YES!!! Eggs=Actly! – and this Devil’s Advocate personage, by nature and for the fun of it, so she can see what falls out of the conversation/fight she purposely picked to hear the opposing side’s perspective – is not too happy about yet another, “Yes!” agree completely”, response cuz where is the learning and fun in going along?
But I do so appreciate your writing – you take complex, multi-level issues and make them comprehensible, without waiting for someone to be willing to read for years to get up to speed – I can shout at the wind, in my own ‘language’ however I wish – but it won’t make the same difference, in the long run – that your posts do – so thanks! For saying what I so badly want to convey, but, like Edward Everette, Abraham Lincoln, after the Gettysburg day of ceremony, ” I should be glad, if I could flatter myself that I came as near to the central idea of the occasion, in two hours, as you did, in two minutes.” – Alas, replace two hours with 2 centuries – that’s what is the reality – and appreciate you gifts – 🙂
Signed, the gal that did a near-four hour debate with someone more stubborn than I on why the internet had the awesome potential to be a force for good and bring about a new level of ‘democracy/freedom’ as so many understand it – 4 hours! and you can do it in a post or comment that doesn’t come close to 4 hours – Love it!

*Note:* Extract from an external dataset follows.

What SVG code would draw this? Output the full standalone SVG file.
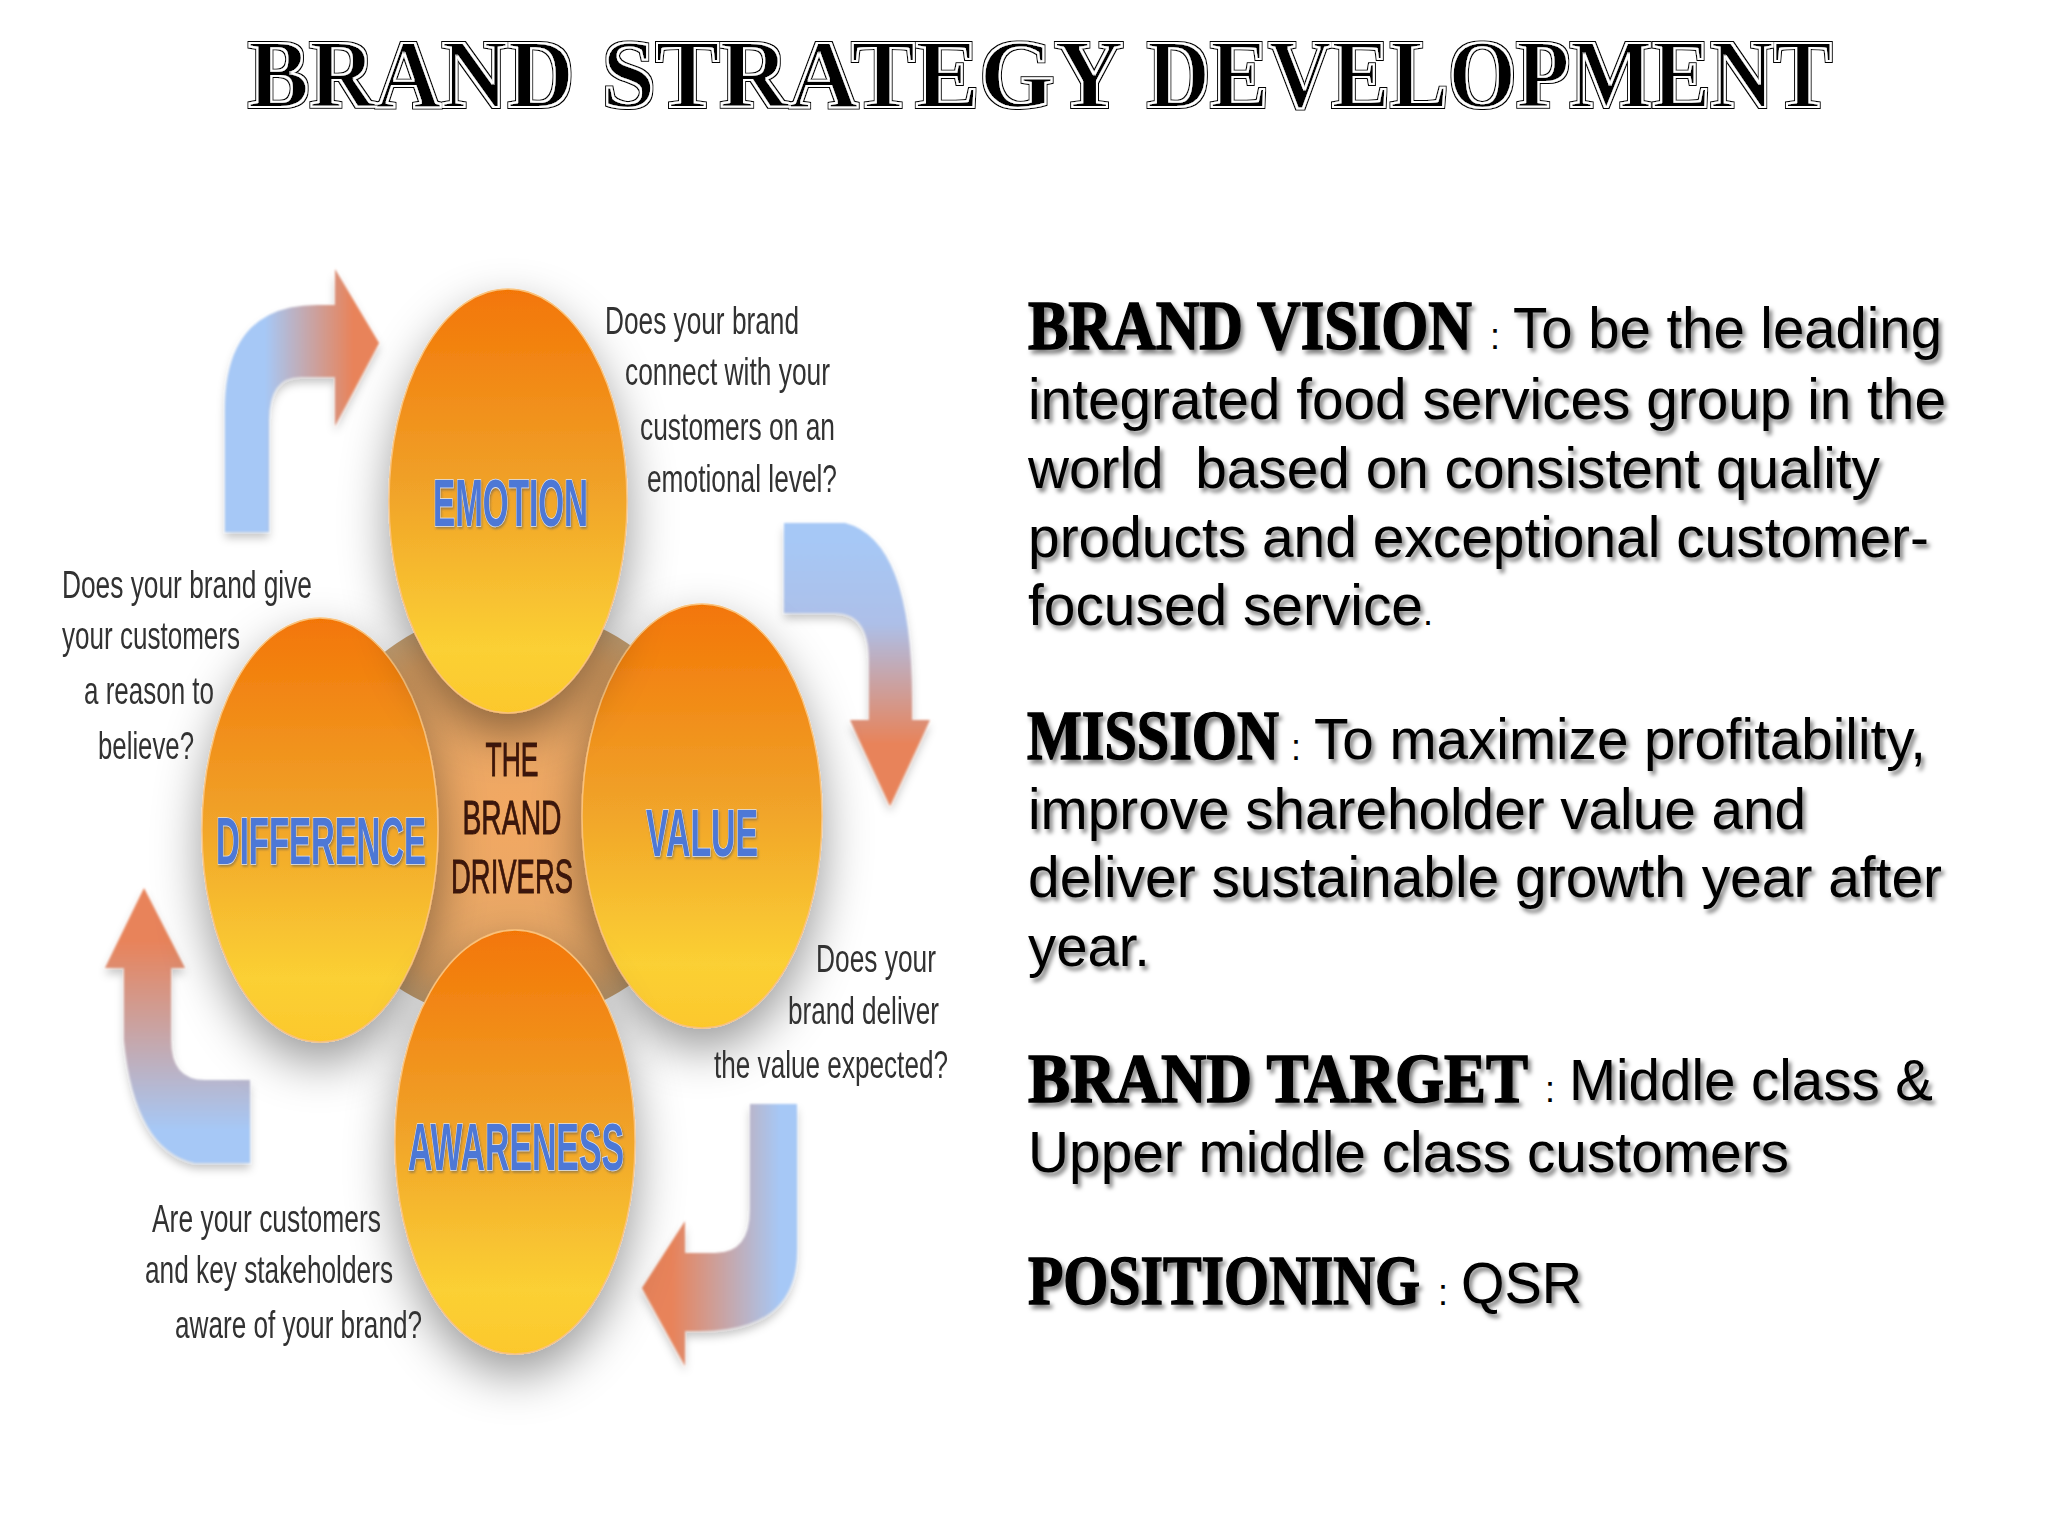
<svg xmlns="http://www.w3.org/2000/svg" width="2048" height="1536" viewBox="0 0 2048 1536">
<style>
.lb{font-family:"Liberation Sans",Arial,sans-serif;font-size:39px;fill:#303030;filter:url(#soft)}
.nd{font-family:"Liberation Sans",Arial,sans-serif;font-weight:bold;font-size:66px;fill:#4d78d6;stroke:#dfe3ee;stroke-width:1.6px;paint-order:stroke;filter:url(#ndsh)}
.ct{font-family:"Liberation Sans",Arial,sans-serif;font-size:48px;fill:#3a1408;stroke:#3a1408;stroke-width:.9px;text-anchor:middle;filter:url(#soft)}
.bd{font-family:"Liberation Sans",Arial,sans-serif;font-size:58px;fill:#000;filter:url(#tsh)}
.hd{font-family:"Liberation Serif","Times New Roman",serif;font-weight:bold;font-size:70px;fill:#000;stroke:#000;stroke-width:1.5px;filter:url(#tsh)}
.cl{font-family:"Liberation Sans",Arial,sans-serif;font-size:36px;fill:#000}
.ti{font-family:"Liberation Serif","Times New Roman",serif;font-weight:bold;font-size:98px;fill:#000;filter:url(#ring)}
.ball{filter:url(#ballsh);stroke:#f9c27c;stroke-width:1.5px}
.arr{filter:url(#arsh)}
</style>
<defs>
<linearGradient id="ball" x1="0" y1="0" x2="0" y2="1">
<stop offset="0" stop-color="#f37606"/><stop offset=".45" stop-color="#f0a028"/><stop offset=".85" stop-color="#fbd034"/><stop offset="1" stop-color="#fcc82c"/>
</linearGradient>
<radialGradient id="core"><stop offset="0" stop-color="#f2a862"/><stop offset=".85" stop-color="#e3a768"/><stop offset="1" stop-color="#cfa878"/></radialGradient>
<linearGradient id="a1" gradientUnits="userSpaceOnUse" x1="265" y1="0" x2="375" y2="0"><stop offset="0" stop-color="#a6c8f6"/><stop offset=".8" stop-color="#e8835a"/></linearGradient>
<linearGradient id="a2" gradientUnits="userSpaceOnUse" x1="0" y1="540" x2="0" y2="780"><stop offset="0" stop-color="#a6c8f6"/><stop offset=".35" stop-color="#adbfe8"/><stop offset=".85" stop-color="#e8835a"/></linearGradient>
<linearGradient id="a3" gradientUnits="userSpaceOnUse" x1="660" y1="0" x2="780" y2="0"><stop offset=".1" stop-color="#e8835a"/><stop offset="1" stop-color="#a6c8f6"/></linearGradient>
<linearGradient id="a4" gradientUnits="userSpaceOnUse" x1="0" y1="920" x2="0" y2="1130"><stop offset=".1" stop-color="#e8835a"/><stop offset="1" stop-color="#a6c8f6"/></linearGradient>
<filter id="ballsh" x="-60%" y="-30%" width="220%" height="175%"><feDropShadow dx="0" dy="20" stdDeviation="24" flood-color="#000" flood-opacity=".4"/></filter>
<filter id="arsh" x="-30%" y="-30%" width="160%" height="160%"><feGaussianBlur stdDeviation="1"/><feDropShadow dx="0" dy="6" stdDeviation="4" flood-color="#000" flood-opacity=".22"/></filter>
<filter id="soft" x="-5%" y="-20%" width="110%" height="140%"><feGaussianBlur stdDeviation=".7"/></filter>
<filter id="ndsh" x="-10%" y="-20%" width="120%" height="150%"><feGaussianBlur stdDeviation=".6"/><feDropShadow dx="1" dy="2" stdDeviation="1" flood-color="#555" flood-opacity=".5"/></filter>
<filter id="tsh" x="-5%" y="-20%" width="110%" height="150%"><feDropShadow dx="3" dy="4" stdDeviation="2" flood-color="#000" flood-opacity=".5"/></filter>
<filter id="ring" x="-2%" y="-10%" width="104%" height="120%">
<feMorphology in="SourceAlpha" operator="dilate" radius="1" result="w"/>
<feFlood flood-color="#fff"/><feComposite in2="w" operator="in" result="wh"/>
<feMorphology in="SourceAlpha" operator="dilate" radius="2.4" result="b"/>
<feFlood flood-color="#000"/><feComposite in2="b" operator="in" result="bl"/>
<feMorphology in="SourceAlpha" operator="erode" radius="1" result="c"/>
<feFlood flood-color="#000"/><feComposite in2="c" operator="in" result="co"/>
<feMerge><feMergeNode in="bl"/><feMergeNode in="wh"/><feMergeNode in="co"/></feMerge>
</filter>
</defs>
<rect width="2048" height="1536" fill="#fff"/>
<text id="title" class="ti" y="107"><tspan x="248" textLength="326" lengthAdjust="spacingAndGlyphs">BRAND</tspan> <tspan x="602" textLength="518" lengthAdjust="spacingAndGlyphs">STRATEGY</tspan> <tspan x="1147" textLength="685" lengthAdjust="spacingAndGlyphs">DEVELOPMENT</tspan></text>

<g id="connectors">
<path class="arr" fill="url(#a1)" d="M225,532 L225,410 Q225,305 317,305 L335,305 L335,269 L379,343 L335,426 L335,377 L300,377 Q269,377 269,420 L269,532 Z"/>
<path class="arr" fill="url(#a2)" d="M784,523 L845,523 Q912,540 912,700 L912,720 L930,720 L890,806 L850,720 L869,720 L869,660 Q869,613 835,613 L784,613 Z"/>
<path class="arr" fill="url(#a3)" d="M750,1104 L797,1104 L797,1250 Q797,1331 700,1331 L685,1331 L685,1366 L642,1288 L685,1221 L685,1253 L715,1253 Q750,1253 750,1210 Z"/>
<path class="arr" fill="url(#a4)" d="M144,888 L185,968 L171,968 L171,1040 Q171,1080 205,1080 L250,1080 L250,1163 L195,1163 Q135,1150 124,1040 L124,968 L105,968 Z"/>
</g>

<g id="node-core">
<circle cx="512" cy="815" r="207" fill="url(#core)"/>
</g>
<g id="node-value">
<ellipse class="ball" cx="702" cy="816" rx="120" ry="212" fill="url(#ball)"/>
<text class="nd" x="646" y="856" textLength="112" lengthAdjust="spacingAndGlyphs">VALUE</text>
</g>
<g id="node-difference">
<ellipse class="ball" cx="320" cy="830" rx="118" ry="212" fill="url(#ball)"/>
<text class="nd" x="216" y="864" textLength="210" lengthAdjust="spacingAndGlyphs">DIFFERENCE</text>
</g>
<g id="node-emotion">
<ellipse class="ball" cx="508" cy="501" rx="119" ry="212" fill="url(#ball)"/>
<text class="nd" x="433" y="526" textLength="155" lengthAdjust="spacingAndGlyphs">EMOTION</text>
</g>
<g id="node-core-label">
<text class="ct" x="512" y="776" textLength="53" lengthAdjust="spacingAndGlyphs">THE</text>
<text class="ct" x="512" y="834" textLength="99" lengthAdjust="spacingAndGlyphs">BRAND</text>
<text class="ct" x="512" y="893" textLength="122" lengthAdjust="spacingAndGlyphs">DRIVERS</text>
</g>
<g id="node-awareness">
<ellipse class="ball" cx="515" cy="1142" rx="120" ry="212" fill="url(#ball)"/>
<text class="nd" x="408" y="1170" textLength="216" lengthAdjust="spacingAndGlyphs">AWARENESS</text>
</g>

<g id="questions">
<text class="lb" x="605" y="334" textLength="194" lengthAdjust="spacingAndGlyphs">Does your brand</text>
<text class="lb" x="625" y="385" textLength="205" lengthAdjust="spacingAndGlyphs">connect with your</text>
<text class="lb" x="640" y="440" textLength="195" lengthAdjust="spacingAndGlyphs">customers on an</text>
<text class="lb" x="647" y="492" textLength="190" lengthAdjust="spacingAndGlyphs">emotional level?</text>
<text class="lb" x="62" y="598" textLength="250" lengthAdjust="spacingAndGlyphs">Does your brand give</text>
<text class="lb" x="62" y="649" textLength="178" lengthAdjust="spacingAndGlyphs">your customers</text>
<text class="lb" x="84" y="704" textLength="130" lengthAdjust="spacingAndGlyphs">a reason to</text>
<text class="lb" x="98" y="759" textLength="96" lengthAdjust="spacingAndGlyphs">believe?</text>
<text class="lb" x="816" y="972" textLength="120" lengthAdjust="spacingAndGlyphs">Does your</text>
<text class="lb" x="788" y="1024" textLength="151" lengthAdjust="spacingAndGlyphs">brand deliver</text>
<text class="lb" x="714" y="1078" textLength="234" lengthAdjust="spacingAndGlyphs">the value expected?</text>
<text class="lb" x="152" y="1232" textLength="229" lengthAdjust="spacingAndGlyphs">Are your customers</text>
<text class="lb" x="145" y="1283" textLength="248" lengthAdjust="spacingAndGlyphs">and key stakeholders</text>
<text class="lb" x="175" y="1338" textLength="247" lengthAdjust="spacingAndGlyphs">aware of your brand?</text>
</g>

<g id="brand-vision">
<text class="hd" x="1028" y="349" textLength="444" lengthAdjust="spacingAndGlyphs">BRAND VISION</text>
<text class="cl" x="1490" y="349">:</text>
<text class="bd" x="1513" y="348" textLength="429" lengthAdjust="spacingAndGlyphs">To be the leading</text>
<text class="bd" x="1028" y="419" textLength="918" lengthAdjust="spacingAndGlyphs">integrated food services group in the</text>
<text class="bd" x="1028" y="488" textLength="852" lengthAdjust="spacingAndGlyphs" xml:space="preserve">world  based on consistent quality</text>
<text class="bd" x="1028" y="557" textLength="901" lengthAdjust="spacingAndGlyphs">products and exceptional customer-</text>
<text class="bd" x="1028" y="625" textLength="395" lengthAdjust="spacingAndGlyphs">focused service</text>
<text class="cl" x="1423" y="625">.</text>
</g>
<g id="mission">
<text class="hd" x="1027" y="759" textLength="252" lengthAdjust="spacingAndGlyphs">MISSION</text>
<text class="cl" x="1291" y="760">:</text>
<text class="bd" x="1314" y="759" textLength="612" lengthAdjust="spacingAndGlyphs">To maximize profitability,</text>
<text class="bd" x="1028" y="829" textLength="778" lengthAdjust="spacingAndGlyphs">improve shareholder value and</text>
<text class="bd" x="1028" y="897" textLength="914" lengthAdjust="spacingAndGlyphs">deliver sustainable growth year after</text>
<text class="bd" x="1028" y="966" textLength="122" lengthAdjust="spacingAndGlyphs">year.</text>
</g>
<g id="brand-target">
<text class="hd" x="1028" y="1102" textLength="500" lengthAdjust="spacingAndGlyphs">BRAND TARGET</text>
<text class="cl" x="1545" y="1102">:</text>
<text class="bd" x="1569" y="1100" textLength="364" lengthAdjust="spacingAndGlyphs">Middle class &amp;</text>
<text class="bd" x="1028" y="1172" textLength="761" lengthAdjust="spacingAndGlyphs">Upper middle class customers</text>
</g>
<g id="positioning">
<text class="hd" x="1028" y="1304" textLength="392" lengthAdjust="spacingAndGlyphs">POSITIONING</text>
<text class="cl" x="1438" y="1305">:</text>
<text class="bd" x="1461" y="1303" textLength="121" lengthAdjust="spacingAndGlyphs">QSR</text>
</g>
</svg>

There is a quite human problem that is illustrated in this piece and that is the hubris of those who would turn theory into facts that appear to them eternal. Observing the economic growth in the 50’s, the economists of the day were dealing with a slice of time, limited to broad regions of the planet. From their observations that were making fairly adamant assertions about economic systems.
Perhaps it’s my training as a psychotherapist that causes me to look into human behavior as a starting point, rather than the results of that behavior the economic endpoint. As with the Great Apes, much of human behavior is shaped by individuals/groups will to power. That human need has shaped society ever since humans began to coalesce into social groups, who then aspired to grow in terms of power and numbers.
In the 1950’s America had been shaped by the “New Deal” ideals, victory in war and a struggle for hegemony in the world. That struggle, the “Cold War” required the simplistic assumption that what was at stake was “democracy” vs. “autocracy”. The argument devolved into a battle of economic systems: capitalism (democracy) vs. communism (autocracy) and hung on the minutia of their differences. Economists chose various sides of the argument, using their varied measurement techniques to provide theories of which system was “good” and which system was “evil”. However, left out of their equations was the truth that humans function not from systems of logic, but from psychological drives that that co-opt logical systems as rationales for selfish behavior.
What we see today, as we are moved towards an evermore divided society, is that our economic systems are being run by a tiny fraction of humans, who are driven to enhance their status (read power and wealth) at the expense of everyone else. My own thinking is that the “wealth gap” is being artificially created so that our society is moved towards aristocracy. Aristocracies bring fulfillment to its members exactly from the class differences imposed. They are irrational in that the need is for self-glorification and a developed pecking order among ones peers, with competition then focused on improving ones position. We see Forbes Magazine and other outlets providing lists of who are wealthiest from year to year. We see the “Royals”, celebrity and fashion breathlessly followed by masses of people, who see their own life arcs as trivial. And finally, we see many economists who use their numbers to blind them to the irrationality of our economic systems and who try to provide rationales for their functioning. The fact that many are minions paid in one way or another by centers of power certainly doesn’t hurt.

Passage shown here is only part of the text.